The Light of the World: A Memoir

Who was the saint who attracted birds? I ask Father Peter.

 

He answers, Saint Francis, who spread his arms like wings and a flock of birds landed there, doves, larks, sparrows, and owls. A crowd gathered and though they spoke many different languages, they all understood him. Saint Francis spoke Italian, but each of the listeners heard the Sermon of the Birds in their own language. Each bird repeated the words Saint Francis uttered, but each bird spoke in a different language so each listener could understand.

 

Yes, I say, that’s right, and I tell him a story from our family:

 

One day we all went to the chickadee forest in Cape Cod. I wasn’t too excited; I’m a city girl and don’t want birds coming close to me. As we wended deeper into the woods, Simon suddenly stood still on the path—he was only five—and stretched out his arms. Chickadees came and lit all over him, on his arms, on his shoulders, on his head. He stood very still and smiled, for what felt like a very long time, and the birds chittered in the quiet wood.

 

Then I told Father Peter how Simon had described heaven, having seen his father there.

 

Father Peter said, You and Ficre were blessed to be artists who take in the world that way, and so your closeness was sanctified. And your children were blessed to have you as parents. And your sons will always be blessed to have had their father. That will never change.

 

Then he said, Don’t ever let anyone guilt-trip you, or tamper with what you know of your sacred love.

 

We hug, and I leave without buying anything, having received the sermon I clearly needed. So what if I didn’t buy food, I thought. We’ll eat cereal for dinner tonight! I feel fully in possession of Father Peter’s words. The ones that shimmer I repeat to myself: sacred love.

 

 

 

 

 

Seventeen

 

 

May ends with my fiftieth birthday. I’d wanted to have a joint birthday party with Ficre, a hundredth-birthday party. In our New Haven neighborhood filled with old houses and intellectuals, people sometimes have hundredth-birthday parties for their houses, which feels very New England to me in a way that we are not. But the idea of our being one hundred together was magic.

 

I refuse to have my birthday. I’ll sit this one out, I repeat. But Joanne insists, you have to have a birthday, and she and Amy make a small party for me where we feast in their home with our children, my parents, Mark, Tracy, and Alondra, dance hard to the hip-hop songs the kids DJ, and then listen to a live chanteuse sing songs that make all the grown-ups cry. Joanne is right: you cannot stop your birthday from coming, so you might as well celebrate being alive.

 

I did not grow up in the black church, nor with the Negro spirituals. Now I understand them as never before. Their poetry feels pure and profound.

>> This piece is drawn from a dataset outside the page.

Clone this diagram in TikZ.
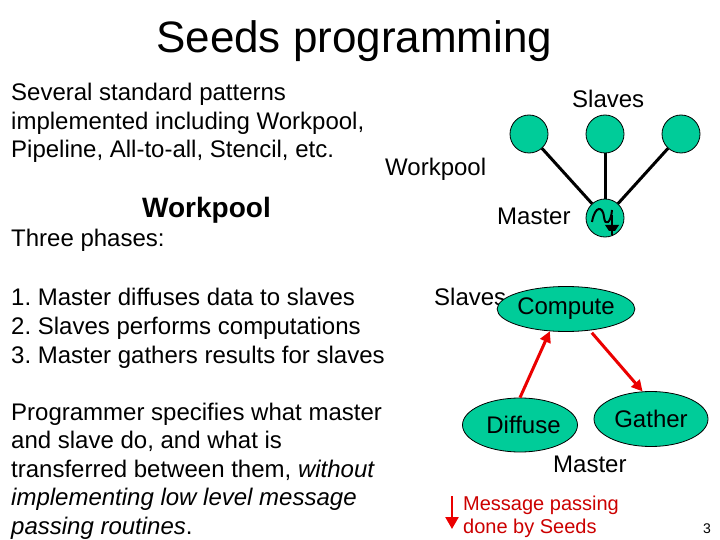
\documentclass[tikz,border=0pt]{standalone}
\usepackage{fontspec}
\setmainfont{Liberation Sans}
\usetikzlibrary{arrows.meta,shapes.geometric}
\definecolor{seedgreen}{RGB}{0,204,153}
\definecolor{arrowred}{RGB}{235,0,0}
\definecolor{textred}{RGB}{204,0,0}
\frenchspacing
\begin{document}
\begin{tikzpicture}[x=1pt,y=-1pt,
  txt/.style={inner sep=0pt, anchor=base west, font=\fontsize{24}{28.6}\selectfont},
  redtxt/.style={inner sep=0pt, anchor=base west, font=\fontsize{20}{23}\selectfont, text=textred},
  slave/.style={circle, draw=black, line width=0.8pt, fill=seedgreen, minimum size=38pt, inner sep=0pt},
  phase/.style={ellipse, draw=black, line width=0.8pt, fill=seedgreen, inner sep=0pt, font=\fontsize{24}{28}\selectfont},
  link/.style={line width=3pt},
  flow/.style={draw=arrowred, line width=3pt, -{Triangle[length=11pt,width=11pt]}, arrowred}
]
\useasboundingbox (0,0) rectangle (720,540);
% title
\node[inner sep=0pt, anchor=base west, font=\fontsize{44}{50}\selectfont] (title) at (156,53) {Seeds programming};
% left texts
\node[txt] (intro1) at (11,101) {Several standard patterns};
\node[txt] (intro2) at (11,129.5) {implemented including Workpool,};
\node[txt] (intro3) at (11,158) {Pipeline, All-to-all, Stencil, etc.};
\node[inner sep=0pt, anchor=base west, font=\fontsize{28}{32}\selectfont\bfseries] (wphead) at (142,218) {Workpool};
\node[txt] (three) at (11,247) {Three phases:};
\node[txt] (ph1) at (11,305) {1. Master diffuses data to slaves};
\node[txt] (ph2) at (11,334) {2. Slaves performs computations};
\node[txt] (ph3) at (11,363) {3. Master gathers results for slaves};
\node[txt] (prog1) at (11,420) {Programmer specifies what master};
\node[txt] (prog2) at (11,448.5) {and slave do, and what is};
\node[txt] (prog3) at (11,477) {transferred between them, \textit{without}};
\node[txt] (prog4) at (11,505.5) {\textit{implementing low level message}};
\node[txt] (prog5) at (11,534) {\textit{passing routines}.};
% workpool tree
\node[txt] (slaveslbl) at (572,108) {Slaves};
\node[txt] (wplbl) at (385,176) {Workpool};
\node[txt] (masterlbl) at (497,225) {Master};
\node[slave] (s1) at (529,134) {};
\node[slave] (s2) at (605,134) {};
\node[slave] (s3) at (681,134) {};
\node[slave] (m) at (605,218) {};
\draw[link] (s1) -- (m);
\draw[link] (s2) -- (m);
\draw[link] (s3) -- (m);
\begin{scope}[shift={(m.center)}]
  \draw[line width=2pt] (-13,4) .. controls (-10,-13) and (-2,-12) .. (-1,-1)
     .. controls (0,9) and (6,5) .. (7,-8);
  \draw[line width=2.2pt] (7,-3) -- (7,17);
  \fill (0,7) -- (14,7) -- (10,13) -- (4,13) -- cycle;
\end{scope}
% phases cycle
\node[txt] (slaves2) at (434,305) {Slaves};
\node[phase, minimum width=115pt, minimum height=45pt] (compute) at (566,309) {Compute};
\node[phase, minimum width=115pt, minimum height=54pt] (diffuse) at (520,425) {\hspace*{7pt}Diffuse};
\node[phase, minimum width=114pt, minimum height=55pt] (gather) at (651,419) {Gather};
\node[txt] (master2) at (553,472) {Master};
\draw[flow] (diffuse.north) -- (compute.234);
\draw[flow, shorten <=3pt] (compute.318) -- (gather.107);
% legend
\coordinate (legtop) at (452,496);
\coordinate (legbot) at (452,529);
\draw[flow, line width=2.5pt, -{Triangle[length=12pt,width=13pt]}] (legtop) -- (legbot);
\node[redtxt] (legend1) at (463,510) {Message passing};
\node[redtxt] (legend2) at (463,533) {done by Seeds};
\node[inner sep=0pt, anchor=base west, font=\fontsize{14}{16}\selectfont] (pagenum) at (703,533) {3};
\end{tikzpicture}
\end{document}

I been in sorrow’s kitchen and done licked out all the pots. Nobody knows the trouble I seen. Steal away to Jesus. I ain’t got long to stay here. I think of Frederick Douglass’s great words that I have taught countless times:

 

“I did not, when a slave, fully understand the deep meaning of those rude and apparently incoherent songs.… The remark in the olden time was not unfrequently made, that slaves were the most contented and happy laborers in the world, and their dancing and singing were referred to in proof of this alleged fact; but it was a great mistake to suppose them happy because they sometimes made those joyful noises. The songs of the slaves represented their sorrows, rather than their joys. Like tears, they were a relief to aching hearts.”

 

Slaves sing most when they are most unhappy, he famously wrote. Song raises and bubbles up as the only apt expression of this sorrow, the only possible bulwark against eclipsing grief.

 

I have not dreamed enough of Ficre because my subconscious is vigilant. I hope no one is fooled by my competence. The waters of sorrow continue to wash and wash.

 

The few safe zones are clear, as if infrared. Outside of those zones, there is free-fall.

 

The children are obsessed with stories in the sensationalist press of the coming zombie apocalypse, and flesh-eating creatures arisen from the dead. I brush it off but their beliefs persist.

 

My fiftieth birthday and flowers keep coming, cards, celebration, and love. One of us is still here.

 

You were supposed to be a hundred together, my mother says.